Getty-Rich-Quick Scheme

Attendees listened intently and cheered her to the rafters. She got a cool million for an hour-long speech, which is more than Boris or Blair could ever hope for. And it wasn’t even her specialty—she’s an ecdysiast—but during the recent Hedge Fund Week in Miami, Kim Kardashian was the star speaker. It tells me all I want to know about hedge fund managers, as I had a good teacher long ago, one John Bryan of toe-sucking fame.

Luckily my father was still alive back then, and after Bryan had taken me to the cleaners, old dad put his foot down. “I have a drawer full of moldering proposals on how to become richer from financial advisers,” he told me, “stop looking for shortcuts and try being a shipowner.” After my father’s death on July 14, 1989, I actually went looking for a financial adviser, warned by friends that advisers are beholden to no one, hence I had to be careful. On a whim I chose a childhood friend who was a brewer and whose family, like half of mine, had come to Greece from Germany with King Otto, the first Greek king after the war of independence of 1821. His name was Karolos Fix, and the Fix brewery enjoyed a monopoly for generations.

Fix had run the brewery to the ground and left Greece under a cloud. We met up in Gstaad and he invited me to invest in his new fund. However crazy it may sound, and over my wife’s loud protests, I did. The result was 22 percent annual returns for the next fifteen years. Some envious types went so far as to call me lucky, as I was the first to invest with Fix and to advertise his returns. Karolos Fix eventually went down and I almost went down with him, but not quite, Madoff and all that. Thank God for the wife.

I bring all this up because of a lawsuit by a wealth manager against a couple of Getty women, which is as rare as a lawsuit by a priest against two of his flock for not following his sermon. The two Gettys are out-of-wedlock daughters of Gordon Getty and obviously very rich. I’ve been a friend of Mark Getty for forty years, and I know Tara Getty, who owns the most perfect gentleman’s motor yacht, the Bluebird. There are a lot of Gettys around, but I don’t know them. (Most of them are too California for my taste.) The two Getty ladies being sued are hardly my type either. They support causes like “racial inequities and bias, gendered violence, and trans phobia.”
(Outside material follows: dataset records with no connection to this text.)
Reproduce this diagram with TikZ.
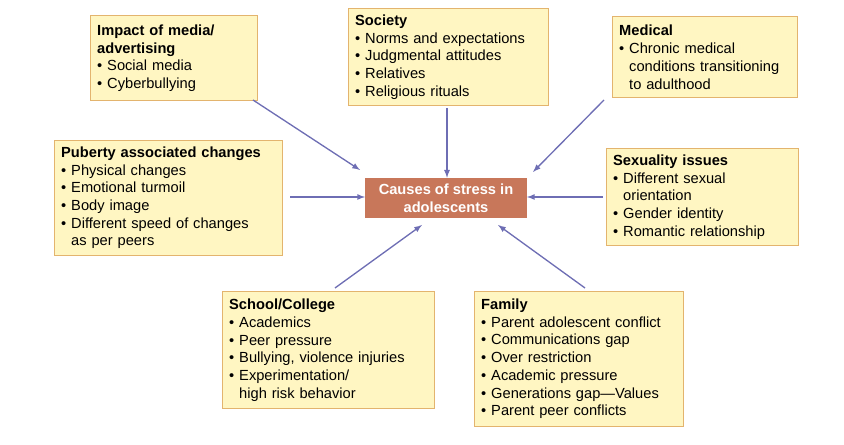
\documentclass[tikz,border=0pt]{standalone}
\usepackage{fontspec}
\setmainfont{Liberation Sans}
\usetikzlibrary{positioning}
\definecolor{boxfill}{HTML}{FFF6C2}
\definecolor{boxline}{HTML}{E3B46E}
\definecolor{hubfill}{HTML}{C8775A}
\definecolor{arrowcol}{HTML}{6E6EB4}
\newcommand{\itm}{\textbullet\ }
\begin{document}
\begin{tikzpicture}[x=0.75pt,y=-0.75pt,
  every node/.style={font=\fontsize{11}{13.3}\selectfont},
  causebox/.style={draw=boxline,fill=boxfill,line width=0.8pt,anchor=north west,
    align=left,inner xsep=5pt,inner ysep=3pt,minimum height=#1},
  causebox/.default=0pt,
  hubbox/.style={fill=hubfill,text=white,font=\fontsize{11}{13.3}\selectfont\bfseries,
    align=center,minimum width=121pt,minimum height=30pt},
  feed/.style={draw=arrowcol,line width=1pt,-latex}]
  \useasboundingbox (0,0) rectangle (844,445);

  \node[hubbox] (hub) at (446,198) {Causes of stress in\\adolescents};

  \node[causebox=64pt,text width=115pt] (media) at (90,15)
    {\textbf{Impact of media/}\\\textbf{advertising}\\\itm Social media\\\itm Cyberbullying};
  \node[causebox=73pt,text width=140pt] (society) at (348,8)
    {\textbf{Society}\\\itm Norms and expectations\\\itm Judgmental attitudes\\\itm Relatives\\\itm Religious rituals};
  \node[causebox=61pt,text width=129pt] (medical) at (612,16)
    {\textbf{Medical}\\\itm Chronic medical\\\phantom{\itm}conditions transitioning\\\phantom{\itm}to adulthood};
  \node[causebox=86pt,text width=161pt] (puberty) at (54,140)
    {\textbf{Puberty associated changes}\\\itm Physical changes\\\itm Emotional turmoil\\\itm Body image\\\itm Different speed of changes\\\phantom{\itm}as per peers};
  \node[causebox=73pt,text width=134pt] (sexual) at (606,148)
    {\textbf{Sexuality issues}\\\itm Different sexual\\\phantom{\itm}orientation\\\itm Gender identity\\\itm Romantic relationship};
  \node[causebox=88pt,text width=149pt] (school) at (222,291)
    {\textbf{School/College}\\\itm Academics\\\itm Peer pressure\\\itm Bullying, violence injuries\\\itm Experimentation/\\\phantom{\itm}high risk behavior};
  \node[causebox=101pt,text width=147pt] (family) at (474,291)
    {\textbf{Family}\\\itm Parent adolescent conflict\\\itm Communications gap\\\itm Over restriction\\\itm Academic pressure\\\itm Generations gap---Values\\\itm Parent peer conflicts};

  % connectors
  \coordinate (m1) at (253,100);
  \coordinate (s1) at (447,108);
  \coordinate (d1) at (604,100);
  \coordinate (p1) at (290,197);
  \coordinate (x1) at (603,197);
  \coordinate (c1) at (335,288);
  \coordinate (f1) at (585,288);
  \draw[feed] (m1) -- (360,170);
  \draw[feed] (s1) -- (hub.north -| s1);
  \draw[feed] (d1) -- (533,172);
  \draw[feed] (p1) -- (hub.west |- p1);
  \draw[feed] (x1) -- (hub.east |- x1);
  \draw[feed] (c1) -- (422,225);
  \draw[feed] (f1) -- (498,225);
\end{tikzpicture}
\end{document}
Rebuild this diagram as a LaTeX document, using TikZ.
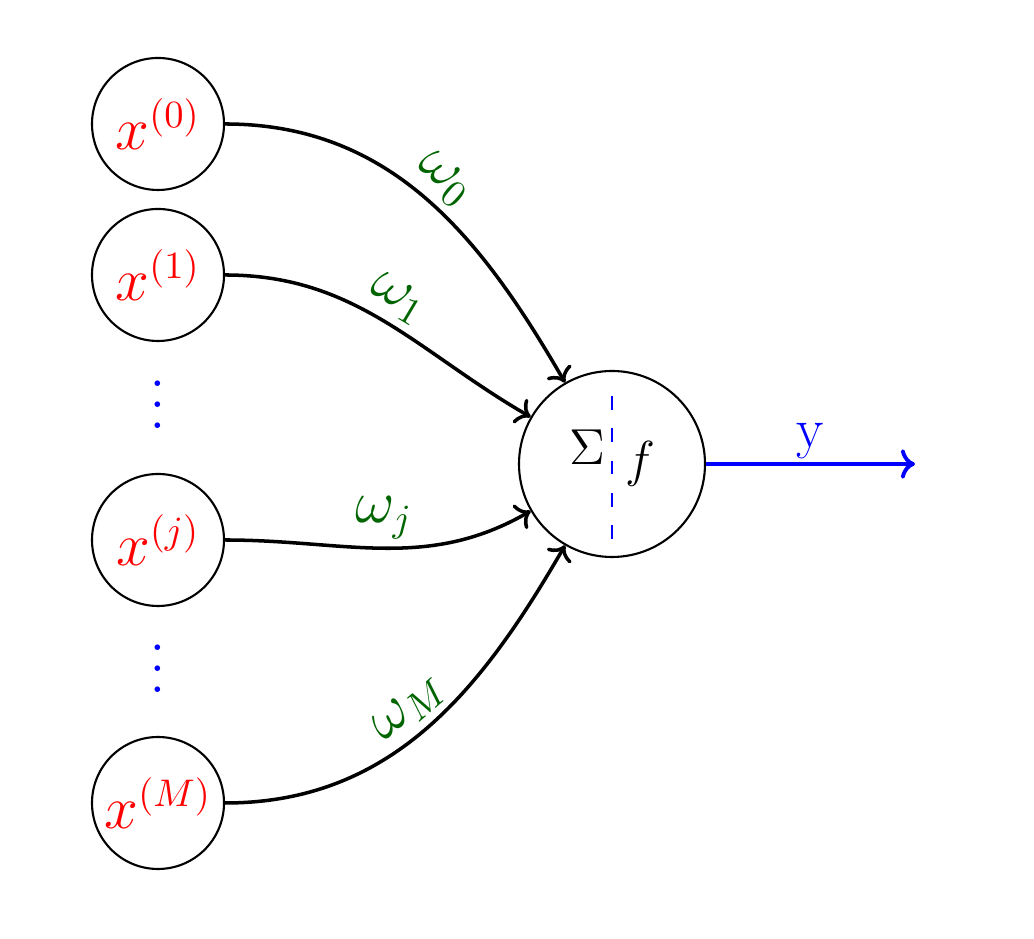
\documentclass[tikz,border=0pt]{standalone}
\usepackage{amsmath,amssymb}
\usetikzlibrary{arrows.meta,positioning}
\definecolor{WeightGreen}{RGB}{0,100,0}

\begin{document}
\begin{tikzpicture}[
      inNode/.style={draw,circle,line width=0.6pt,minimum size=1.32cm,inner sep=0pt,
                     text=red,font=\fontsize{16}{19}\selectfont},
      sumNode/.style={draw,circle,line width=0.6pt,minimum size=1.86cm,inner sep=0pt},
      dotsNode/.style={text=blue,scale=1.5},
      arIn/.style={-{To[scale=1.0]},line width=1pt},
      wLabel/.style={midway,above,sloped,inner sep=2pt,
                     font=\fontsize{16}{19}\selectfont,text=WeightGreen},
      arOut/.style={-{To[scale=1.0]},line width=1.1pt,blue},
      splitLine/.style={blue,line width=0.6pt,dash pattern=on 3.9pt off 5.3pt}
    ]
    \useasboundingbox (0,0) rectangle (10.34,9.39);

    % Input neurons
    \node(x0)[inNode] at (1.58,8.15) {$x^{(0)}$};
    \node(x1)[inNode] at (1.58,6.64) {$x^{(1)}$};
    \node(d1)[dotsNode] at (1.58,5.50) {$\vdots$};
    \node(xj)[inNode] at (1.58,3.99) {$x^{(j)}$};
    \node(d2)[dotsNode] at (1.58,2.86) {$\vdots$};
    \node(xM)[inNode] at (1.58,1.36) {$x^{(M)}$};

    % Summation and activation unit
    \node(nrn)[sumNode] at (6.12,4.75) {};
    \node(sig)[font=\Large] at ([shift={(-0.25,0.17)}]nrn.center) {$\Sigma$};
    \node(fn)[font=\Large] at ([shift={(0.28,0)}]nrn.center) {$f$};
    \draw[splitLine,shorten <=0.26cm,shorten >=0.17cm] (nrn.north) -- (nrn.south);

    % Weighted connections
    \draw[arIn] (x0) to[out=0,in=120] node[wLabel]{$\omega_0$} (nrn);
    \draw[arIn] (x1) to[out=0,in=150] node[wLabel]{$\omega_1$} (nrn);
    \draw[arIn] (xj) to[out=0,in=210] node[wLabel]{$\omega_j$} (nrn);
    \draw[arIn] (xM) to[out=0,in=240] node[wLabel]{$\omega_M$} (nrn);

    % Output
    \coordinate(yEnd) at (9.15,4.75);
    \draw[arOut] (nrn) -- node[above,inner sep=1pt,font=\fontsize{16}{19}\selectfont]{y} (yEnd);
  \end{tikzpicture}
\end{document}
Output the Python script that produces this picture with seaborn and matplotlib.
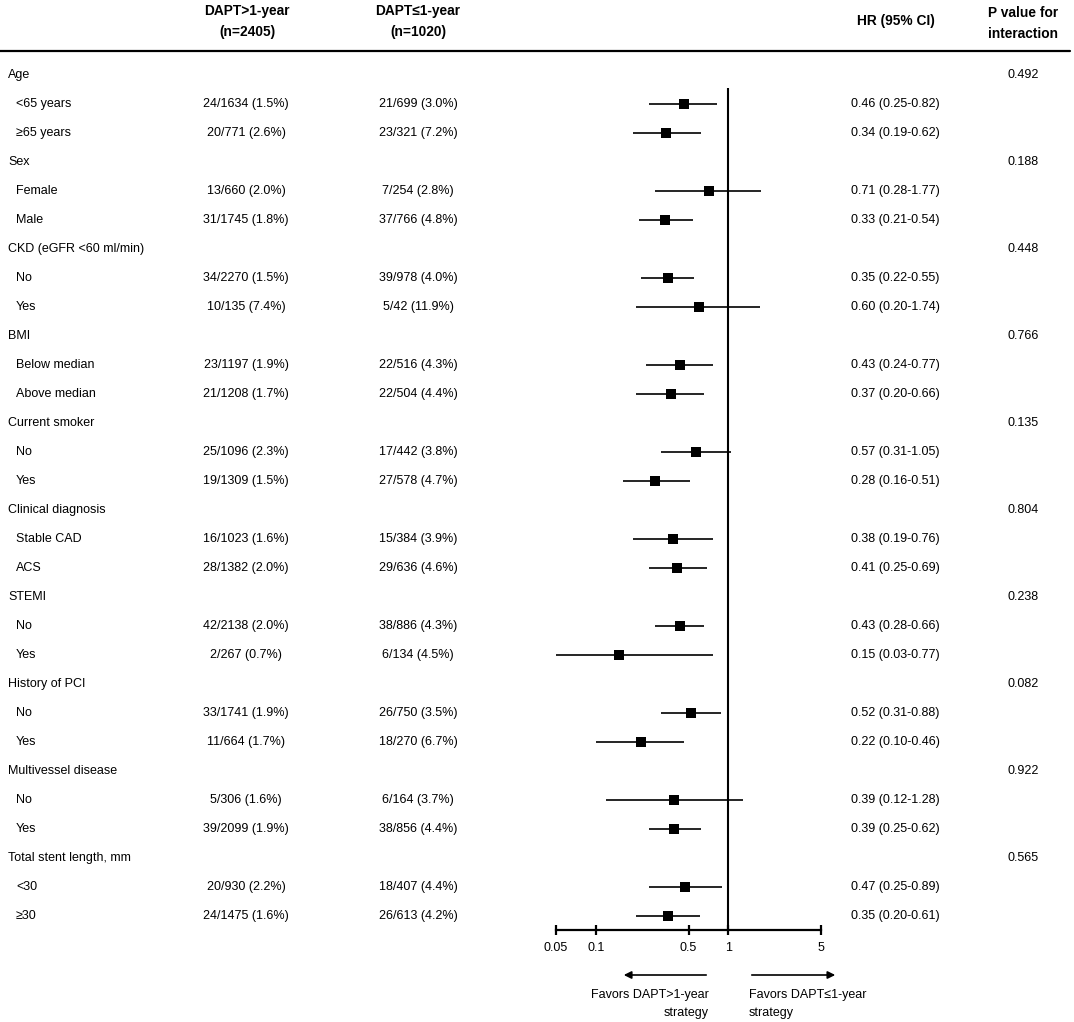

I read about this case in the New Bagelite, whose reporter gave the impression of being very anti-rich, very anti–trust fund, and very anti–tax avoidance. Money managers invest one’s wealth, and I happen to have the best there is. They are young, Latin American, and based in Miami. The hack writing about the lawsuit described wealth managers as clergy or consiglieri who tend to get prime seats at weddings and patriarchal deathbeds. And arrange financial matters for out-of-wedlock children. This is all Hollywood, in other words, bulls—.